Bigotry without apology

An excerpt from the just-released Looking Away: Inequality, Prejudice And Indifference In New India.

May 09, 2015 03:43 pm | Updated November 26, 2021 10:26 pm IST

Looking Away: Inequality, Prejudice and Indifference in New India; Harsh Mander, Speaking Tiger, Rs. 495.

Looking Away: Inequality, Prejudice and Indifference in New India; Harsh Mander, Speaking Tiger, Rs. 495.

In our world today, there is much which has become globalized — the clothes we wear, the food we eat, the films we watch, the songs we dance to, and the social networking sites on which we compulsively exhibit our lives in real time. But, in my travels during the past decade, I have discovered something else which has also become globalized — prejudice. Specifically, prejudice in drawing-room conversations among middle-class people about Muslims. In every city in every country in the world, where Muslims are not in a majority, be it Copenhagen, New York, London, Delhi or Ahmedabad, the conversation over dinner is likely, at some point, to veer to the subject of Muslims. And the dominant view of many people — otherwise affable, educated and liberal — is that Muslims mean trouble, big trouble!

Above all, according to this new globalized ‘common sense’, Muslims are sympathetic to violence. Indeed, they are the most violent people in the world. People admit that not all Muslims actively engage in violent activities, but they insist that all — or almost all — ‘within their hearts’ subscribe to bloodshed and revenge.

They are convinced that most Muslims are fundamentalist by socialization and teaching. Their religion teaches violence. It is ferociously intolerant and hostile to every other faith. It is also regressive, and subjugates women behind veils and encourages families to breed large populations to ultimately submerge the peaceable communities in which they live.
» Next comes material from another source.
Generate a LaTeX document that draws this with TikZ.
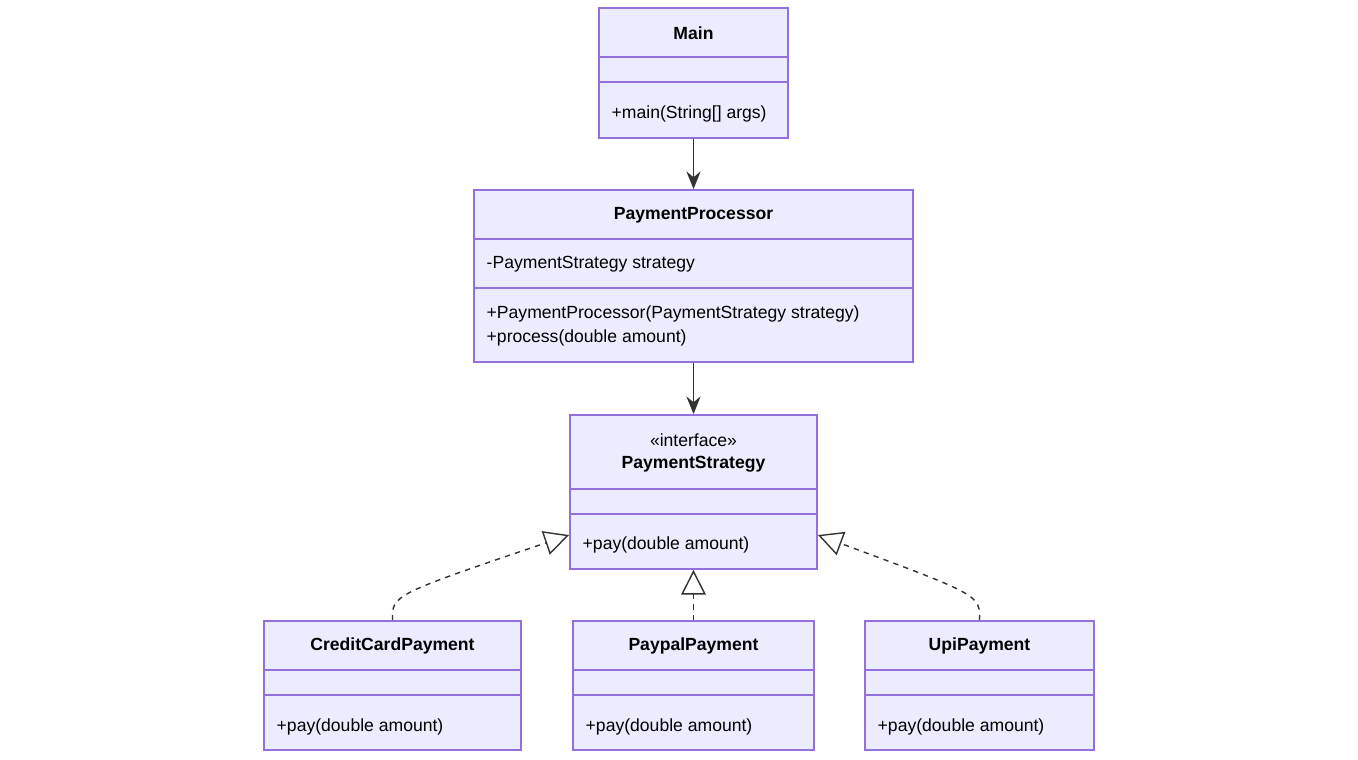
\documentclass[tikz,border=0pt]{standalone}
\usepackage{fontspec}
\setmainfont{Liberation Sans}
\usetikzlibrary{arrows.meta,positioning}
\definecolor{classfill}{HTML}{ECECFF}
\definecolor{classdraw}{HTML}{9370DB}
\begin{document}
\begin{tikzpicture}[
    x=0.01cm, y=-0.01cm,
    font=\fontsize{5}{6}\selectfont,
    % Block styles
    classbox/.style={
        rectangle,
        draw=classdraw,
        fill=classfill,
        inner sep=0pt,
        line width=0.5pt
    },
    divider/.style={draw=classdraw, line width=0.5pt},
    title/.style={font=\fontsize{5}{6}\selectfont\bfseries},
    member/.style={anchor=west, inner sep=0pt},
    assoc/.style={draw=black!80, line width=0.5pt, -{Stealth[length=5pt,width=4pt]}},
    realize/.style={draw=black!80, line width=0.4pt, dash pattern=on 1.5pt off 1.5pt,
        -{Triangle[open,length=7pt,width=7pt]}}
]
\useasboundingbox (0,0) rectangle (1358,759);

% Main
\node[classbox, minimum width=1.89cm, minimum height=1.30cm] (main) at (693.5,73) {};
\draw[divider] (599,57) -- (788,57) (599,82) -- (788,82);
\node[title] (main_t) at (693.5,33) {Main};
\node[member] (main_m) at (611,114) {+main(String[] args)};

% Payment processor
\node[classbox, minimum width=4.39cm, minimum height=1.72cm] (proc) at (693.5,276) {};
\draw[divider] (474,239) -- (913,239) (474,288) -- (913,288);
\node[title] (proc_t) at (693.5,215) {PaymentProcessor};
\node[member] (proc_a) at (486,264) {-PaymentStrategy strategy};
\node[member] (proc_m1) at (486,314) {+PaymentProcessor(PaymentStrategy strategy)};
\node[member] (proc_m2) at (486,338) {+process(double amount)};

% Strategy interface
\node[classbox, minimum width=2.47cm, minimum height=1.54cm] (strat) at (693.5,492) {};
\draw[divider] (570,489) -- (817,489) (570,514) -- (817,514);
\node (strat_s) at (693.5,440) {«interface»};
\node[title] (strat_t) at (693.5,464) {PaymentStrategy};
\node[member] (strat_m) at (582,545) {+pay(double amount)};

% Concrete strategies
\foreach \nm/\lbl/\xl/\xr in {credit/CreditCardPayment/264/521, paypal/PaypalPayment/573/814, upi/UpiPayment/865/1094}{
    \pgfmathsetmacro{\xc}{(\xl+\xr)/2}
    \pgfmathsetmacro{\boxw}{(\xr-\xl)/100}
    \node[classbox, minimum width=\boxw cm, minimum height=1.29cm] (\nm) at (\xc,685.5) {};
    \draw[divider] (\xl,670) -- (\xr,670) (\xl,695) -- (\xr,695);
    \node[title] (\nm_t) at (\xc,646) {\lbl};
    \node[member] (\nm_m) at (\xl+12,727) {+pay(double amount)};
}

% Connections
\draw[assoc] (main) -- (proc);
\draw[assoc] (proc) -- (strat);
\draw[realize] (paypal.north) -- (strat.south);
\draw[realize] (credit.north) .. controls (392,595) .. (strat.south west |- 0,535);
\draw[realize] (upi.north) .. controls (980,595) .. (strat.south east |- 0,535);

\end{tikzpicture}
\end{document}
It is for this reason that if I was writing a history of the new India of today, I would regard its second defining feature, apart from the exile of the poor from the conscience of people of privilege, to be the legitimization of prejudice among the middle classes. This display of open bigotry in many ways would have been unthinkable during my childhood and youth.

Since my father-in-law served in many senior positions in the armed forces, several of his friends who visit our home are senior defence officers. Without over-generalizing — and there are, indeed, thankfully, some wonderful exceptions — I find among them a high degree of anti-Muslim prejudice, converging seamlessly in their minds and hearts with a nationalist-militarist hostility towards Pakistan. I recall one particular discussion with a senior naval officer. ‘All Muslims are anti-national, you have to accept this,’ he declared with conviction. I had to ask, ‘Sir, what is the empirical basis of your belief?’ ‘They created Pakistan,’ he thundered, ‘what more proof do you require?’ For a while, I was stunned into silence.

India today has more Muslim residents than both Pakistan and Bangladesh, and their ancestors voluntarily chose to live in secular India over Muslim Pakistan. The patriotism of a Hindu who chooses to migrate to the US is not questioned. On the other hand, the large majority of Muslims I encounter are grateful that their parents or grandparents chose to continue to live in India.

Recall Maulana Azad’s passionate opposition to the idea of Pakistan. ‘As a Muslim, I for one am not prepared for a moment to give up my right to treat the whole of India as my domain and to share in the shaping of its political and economic life’.

There is also remarkably little radicalization among Indian Muslims. Despite widespread anguish after the carnage of 2002 in Gujarat, there are very few credible reports of survivors taking up arms against the state. It is not that they have submitted passively to injustice. They have relied mainly on the instruments of democracy and law to fight the grievous wrongs they suffered, in solidarity with large numbers of non-Muslims.

It is this shared sense of solidarities across faith and identity which endures—although under great stress—in India. The majority of Indians, both Hindu and Muslim, continue to demonstrate in the ways they live their lives, and in the choices they make even while facing injustice and inequity, their shared and equal commitment to India’s secular democracy.